Evaluation of heat transfer parameters in packed beds with cocurrent downflow of liquid and gas

Abstract

The results of an experimental investigation on heat transfer from a packed bed with cocurrent gas–liquid downflow to the wall are presented and analyzed in this contribution. The measurements cover the range of operating variables corresponding to the so-called trickle regime in beds presenting aspect ratios (tube to particle diameter ratio) from 4.67 to 34.26. Water and air were employed as model fluids. The heat transfer process was first analyzed by means of a two-dimensional pseudohomogeneous plug-flow model with two parameters, the effective radial thermal conductivity ( k er ) and the wall heat transfer coefficient ( h w ). k er is well correlated with liquid and gas Reynolds numbers and particle diameter, except for the lowest experimental aspect ratio (4.67).
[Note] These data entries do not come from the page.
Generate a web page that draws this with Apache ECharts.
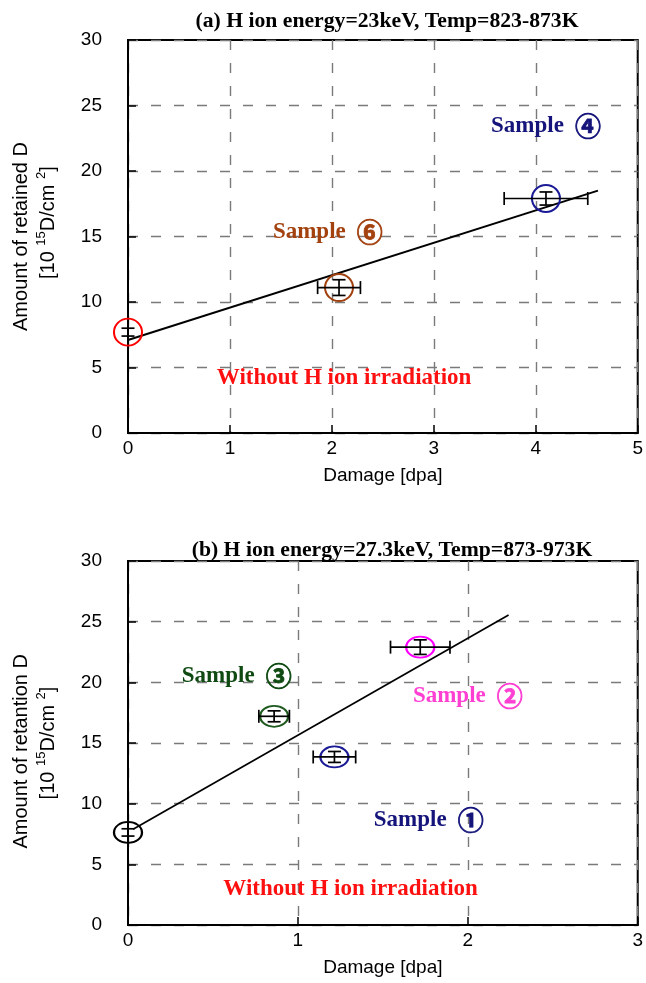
<!DOCTYPE html>
<html><head><meta charset="utf-8">
<script src="https://cdn.jsdelivr.net/npm/echarts@6/dist/echarts.min.js"></script>
<style>html,body{margin:0;padding:0;background:#fff}#c{width:646px;height:983px}</style>
</head><body><div id="c"></div>
<script>
// ---- Data ----
const titleA = '(a) H ion energy=23keV, Temp=823-873K';
const titleB = '(b) H ion energy=27.3keV, Temp=873-973K';
const xTicksA = [0, 1, 2, 3, 4, 5];
const xTicksB = [0, 1, 2, 3];
const yTicks = [0, 5, 10, 15, 20, 25, 30];

// Panel (a)
const aSample = ['none', 's6', 's4'];
const aX    = [0, 2.07, 4.10];
const aY    = [7.7, 11.1, 17.9];
const aXErr = [0, 0.21, 0.41];
const aYErr = [0.3, 0.6, 0.5];
const aFitX = [0, 4.61];
const aFitY = [7.1, 18.5];

// Panel (b)
const bSample = ['none0', 's3', 's1', 's2'];
const bX    = [0, 0.86, 1.215, 1.72];
const bY    = [7.63, 17.2, 13.85, 22.9];
const bXErr = [0, 0.09, 0.125, 0.175];
const bYErr = [0.3, 0.45, 0.45, 0.6];
const bFitX = [0.03, 2.24];
const bFitY = [7.9, 25.55];

// Annotations
const aNoteKey  = ['s4', 's6', 'none'];
const aNoteText = ['Sample|④', 'Sample|⑥', 'Without H ion irradiation'];
const aNoteX    = [4.10, 1.96, 2.12];
const aNoteY    = [23.4, 15.35, 4.2];
const bNoteKey  = ['s3', 's2', 's1', 'none'];
const bNoteText = ['Sample|③', 'Sample|②', 'Sample|①', 'Without H ion irradiation'];
const bNoteX    = [0.64, 2.0, 1.77, 1.31];
const bNoteY    = [20.5, 18.9, 8.66, 2.97];

// ---- Styles ----
const markerColor = { none: '#ff0000', none0: '#000000', s6: '#a0410f', s4: '#1a1a96', s3: '#1f5a1f', s1: '#1a1a96', s2: '#ff00ff' };
const textColor   = { none: '#ff1010', s6: '#a3410f', s4: '#14147a', s3: '#0f4a12', s1: '#14147a', s2: '#ff3fd2' };

const chart = echarts.init(document.getElementById('c'));

function axisX(gridIndex, max) {
  return {
    type: 'value', gridIndex, min: 0, max, interval: 1,
    name: 'Damage [dpa]', nameLocation: 'middle', nameGap: 33,
    nameTextStyle: { fontFamily: 'Liberation Sans', fontSize: 19, color: '#000' },
    axisLine: { show: true, lineStyle: { color: '#000', width: 2 } },
    axisTick: { show: true, inside: true, length: 8, lineStyle: { color: '#000', width: 1.5 } },
    axisLabel: { fontFamily: 'Liberation Sans', fontSize: 19, color: '#000', margin: 6 },
    splitLine: { show: true, lineStyle: { color: '#7a7a7a', width: 1.4, type: [10, 13] } }
  };
}
function axisY(gridIndex, name) {
  return {
    type: 'value', gridIndex, min: 0, max: 30, interval: 5,
    name, nameLocation: 'middle', nameGap: 66, nameRotate: 90,
    nameTextStyle: {
      fontFamily: 'Liberation Sans', fontSize: 20, color: '#000', lineHeight: 27, align: 'center',
      rich: { sup: { fontFamily: 'Liberation Sans', fontSize: 13, verticalAlign: 'top', lineHeight: 27, color: '#000' } }
    },
    axisLine: { show: true, lineStyle: { color: '#000', width: 2 } },
    axisTick: { show: true, inside: true, length: 8, lineStyle: { color: '#000', width: 1.5 } },
    axisLabel: { fontFamily: 'Liberation Sans', fontSize: 19, color: '#000', margin: 26 },
    splitLine: { show: true, lineStyle: { color: '#7a7a7a', width: 1.4, type: [10, 13] } }
  };
}

function errSeries(idx, xs, ys, xe, ye) {
  return {
    type: 'custom', xAxisIndex: idx, yAxisIndex: idx, z: 5, silent: true,
    data: xs.map((x, i) => [x, ys[i], xe[i], ye[i]]),
    renderItem: function (params, api) {
      const x = api.value(0), y = api.value(1), ex = api.value(2), ey = api.value(3);
      const c = api.coord([x, y]);
      const top = api.coord([x, y + ey]), bot = api.coord([x, y - ey]);
      const st = { stroke: '#000', lineWidth: 1.7 };
      const cw = 6.5;
      const kids = [
        { type: 'line', shape: { x1: c[0], y1: top[1], x2: c[0], y2: bot[1] }, style: st },
        { type: 'line', shape: { x1: c[0] - cw, y1: top[1], x2: c[0] + cw, y2: top[1] }, style: st },
        { type: 'line', shape: { x1: c[0] - cw, y1: bot[1], x2: c[0] + cw, y2: bot[1] }, style: st }
      ];
      if (ex > 0) {
        const l = api.coord([x - ex, y]), r = api.coord([x + ex, y]);
        kids.push({ type: 'line', shape: { x1: l[0], y1: c[1], x2: r[0], y2: c[1] }, style: st });
        kids.push({ type: 'line', shape: { x1: l[0], y1: c[1] - cw, x2: l[0], y2: c[1] + cw }, style: st });
        kids.push({ type: 'line', shape: { x1: r[0], y1: c[1] - cw, x2: r[0], y2: c[1] + cw }, style: st });
      }
      return { type: 'group', children: kids };
    }
  };
}
function markerSeries(idx, xs, ys, keys, size) {
  return {
    type: 'scatter', xAxisIndex: idx, yAxisIndex: idx, z: 4, clip: false, silent: true,
    symbol: 'circle', symbolSize: size,
    data: xs.map((x, i) => ({
      value: [x, ys[i]],
      itemStyle: { color: 'rgba(0,0,0,0)', opacity: 1, borderColor: markerColor[keys[i]], borderWidth: 2 }
    }))
  };
}
function fitSeries(idx, xs, ys, w) {
  return {
    type: 'line', xAxisIndex: idx, yAxisIndex: idx, z: 3, silent: true, symbol: 'none',
    lineStyle: { color: '#000', width: w },
    data: xs.map((x, i) => [x, ys[i]])
  };
}
function noteSeries(idx, xs, ys, texts, keys) {
  return {
    type: 'scatter', xAxisIndex: idx, yAxisIndex: idx, z: 2, clip: false, silent: true,
    symbolSize: 1, itemStyle: { color: 'rgba(0,0,0,0)', opacity: 1 },
    data: xs.map((x, i) => {
      const parts = texts[i].split('|');
      const f = parts.length > 1 ? '{s|' + parts[0] + '}{d|' + parts[1] + '}' : '{w|' + parts[0] + '}';
      const col = textColor[keys[i]];
      return {
        value: [x, ys[i]],
        label: {
          show: true, position: 'inside', formatter: f, color: col, opacity: 1,
          rich: {
            s: { fontFamily: 'Liberation Serif', fontWeight: 'bold', fontSize: 23, color: col },
            d: { fontFamily: 'Noto Sans CJK JP', fontWeight: 'bold', fontSize: 26, color: col,
                 textBorderColor: col, textBorderWidth: 0.8, padding: [0, 0, 0, 11] },
            w: { fontFamily: 'Liberation Serif', fontWeight: 'bold', fontSize: 23, color: col }
          }
        }
      };
    })
  };
}

const option = {
  backgroundColor: '#fff',
  animation: false,
  title: [
    { text: titleA, left: 382, top: 5, textAlign: 'center', textStyle: { fontFamily: 'Liberation Serif', fontWeight: 'bold', fontSize: 21.7, color: '#000' } },
    { text: titleB, left: 387, top: 534, textAlign: 'center', textStyle: { fontFamily: 'Liberation Serif', fontWeight: 'bold', fontSize: 21.7, color: '#000' } }
  ],
  grid: [
    { left: 124, top: 40, width: 518, height: 393, show: true, borderColor: '#000', borderWidth: 2, backgroundColor: 'transparent' },
    { left: 125, top: 561, width: 516, height: 364, show: true, borderColor: '#000', borderWidth: 2, backgroundColor: 'transparent' }
  ],
  xAxis: [axisX(0, xTicksA[xTicksA.length - 1]), axisX(1, xTicksB[xTicksB.length - 1])],
  yAxis: [
    axisY(0, 'Amount of retained D\n     [10 {sup|15}D/cm {sup|2}]'),
    axisY(1, 'Amount of retantion D   \n[10 {sup|15}D/cm {sup|2}]')
  ],
  series: [
    noteSeries(0, aNoteX, aNoteY, aNoteText, aNoteKey),
    fitSeries(0, aFitX, aFitY, 2),
    markerSeries(0, aX, aY, aSample, [28, 27]),
    errSeries(0, aX, aY, aXErr, aYErr),
    noteSeries(1, bNoteX, bNoteY, bNoteText, bNoteKey),
    fitSeries(1, bFitX, bFitY, 1.7),
    markerSeries(1, bX, bY, bSample, [28, 21]),
    errSeries(1, bX, bY, bXErr, bYErr)
  ]
};
chart.setOption(option);
</script></body></html>
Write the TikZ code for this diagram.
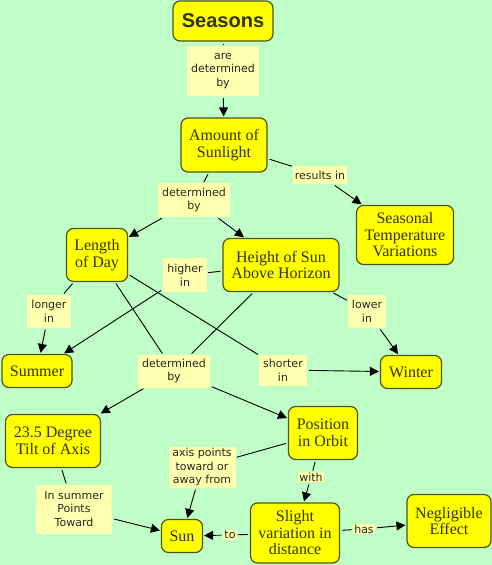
\documentclass[tikz,border=0pt]{standalone}
\usepackage{fontspec}
\setmainfont{Liberation Serif}
\newfontfamily\linkfont{DejaVu Sans}
\newfontfamily\headfont{Liberation Sans}
\usetikzlibrary{arrows.meta}
\definecolor{bggreen}{RGB}{192,255,200}
\definecolor{cyellow}{RGB}{255,255,0}
\definecolor{cborder}{RGB}{80,85,20}
\definecolor{ctext}{RGB}{51,51,0}
\definecolor{lfill}{RGB}{255,255,176}
\definecolor{ltext}{RGB}{40,40,30}

\begin{document}
\begin{tikzpicture}[x=1pt,y=-1pt,>={Triangle[length=9pt,width=9pt]}]
\tikzstyle{concept}=[draw=cborder,fill=cyellow,line width=1.2pt,rounded corners=7pt,align=center,text=ctext,font=\fontsize{16}{16.5}\selectfont,inner sep=2pt]
\tikzstyle{link}=[fill=lfill,align=center,text=ltext,font=\linkfont\fontsize{11}{13.7}\selectfont,inner sep=1pt]
\tikzstyle{conn}=[line width=0.9pt,shorten <=2pt,shorten >=1pt]
\fill[bggreen] (0,0) rectangle (492,565);
\useasboundingbox (0,0) rectangle (492,565);
% concepts
\node[concept,minimum width=100pt,minimum height=40pt,font=\headfont\bfseries\fontsize{20}{22}\selectfont] (seasons) at (223,21) {Seasons};
\node[concept,minimum width=86pt,minimum height=54pt] (amount) at (224,145) {Amount of\\Sunlight};
\node[concept,minimum width=97pt,minimum height=59pt] (seasonal) at (405,235) {Seasonal\\Temperature\\Variations};
\node[concept,minimum width=61pt,minimum height=53pt] (length) at (97,255) {Length\\of Day};
\node[concept,minimum width=116pt,minimum height=53pt] (height) at (281,265) {Height of Sun\\Above Horizon};
\node[concept,minimum width=70pt,minimum height=33pt] (summer) at (37,371) {Summer};
\node[concept,minimum width=61pt,minimum height=33pt] (winter) at (411,372) {Winter};
\node[concept,minimum width=95pt,minimum height=53pt] (tilt) at (53,441) {23.5 Degree\\Tilt of Axis};
\node[concept,minimum width=69pt,minimum height=53pt] (orbit) at (323,433) {Position\\in Orbit};
\node[concept,minimum width=41pt,minimum height=33pt] (sun) at (182,536) {Sun};
\node[concept,minimum width=89pt,minimum height=60pt] (slight) at (295,533) {Slight\\variation in\\distance};
\node[concept,minimum width=84pt,minimum height=53pt] (negligible) at (449,521) {Negligible\\Effect};
% linking phrases
\node[link,minimum width=72pt,minimum height=50pt] (aredet) at (223,71) {are\\determined\\by};
\node[link,minimum width=54pt,minimum height=18pt] (results) at (320,175) {results in};
\node[link,minimum width=72pt,minimum height=34pt] (detby) at (194,200) {determined\\by};
\node[link,minimum width=44pt,minimum height=34pt] (higher) at (185,275) {higher\\in};
\node[link,minimum width=44pt,minimum height=33pt] (longer) at (49,311) {longer\\in};
\node[link,minimum width=38pt,minimum height=33pt] (lower) at (367,311) {lower\\in};
\node[link,minimum width=48pt,minimum height=31pt] (shorter) at (283,370) {shorter\\in};
\node[link,minimum width=72pt,minimum height=33pt] (detbylow) at (174,371) {determined\\by};
\node[link,minimum width=67pt,minimum height=41pt] (axis) at (202,467) {axis points\\toward or\\away from};
\node[link,minimum width=76pt,minimum height=49pt] (insummer) at (74,509) {In summer\\Points\\Toward};
\node[link] (with) at (311,477) {with};
\node[link] (to) at (230,535) {to};
\node[link] (has) at (364,529) {has};
% connectors
\draw[conn] (seasons) -- (aredet);
\draw[conn,->] (aredet) -- (amount);
\draw[conn] (amount) -- (results);
\draw[conn,->] (results) -- (seasonal);
\draw[conn] (amount) -- (detby);
\draw[conn,->] (detby) -- (length);
\draw[conn,->] (detby) -- (height);
\draw[conn] (length) -- (longer);
\draw[conn,->] (longer) -- (summer);
\draw[conn] (length) -- (shorter);
\draw[conn,->] (shorter) -- (winter);
\draw[conn] (length) -- (detbylow);
\draw[conn] (height) -- (higher);
\draw[conn,->] (higher) -- (summer);
\draw[conn] (height) -- (lower);
\draw[conn,->] (lower) -- (winter);
\draw[conn] (height) -- (detbylow);
\draw[conn,->] (detbylow) -- (tilt);
\draw[conn,->] (detbylow) -- (orbit);
\draw[conn] (tilt) -- (insummer);
\draw[conn,->] (insummer) -- (sun);
\draw[conn] (orbit) -- (axis);
\draw[conn,->] (axis) -- (sun);
\draw[conn] (orbit) -- (with);
\draw[conn,->] (with) -- (slight);
\draw[conn] (slight) -- (to);
\draw[conn,->] (to) -- (sun);
\draw[conn] (slight) -- (has);
\draw[conn,->] (has) -- (negligible);
\end{tikzpicture}
\end{document}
Instead, a meaningful correlation of h w stands only for aspect ratios larger than 15. These results are analyzed and the evidence points out to sustain the hypothesis that the model fails at low aspect ratios because an apparent contact resistance (1/ h w ) can no longer accommodate the effects of significant fluid bypassing and finite size of the near-wall region. The experimental set of data were also used to develop a correlation for the overall heat transfer coefficient ( h T ), which can be employed satisfactorily to predict heat transfer rates in the whole range of variables here investigated.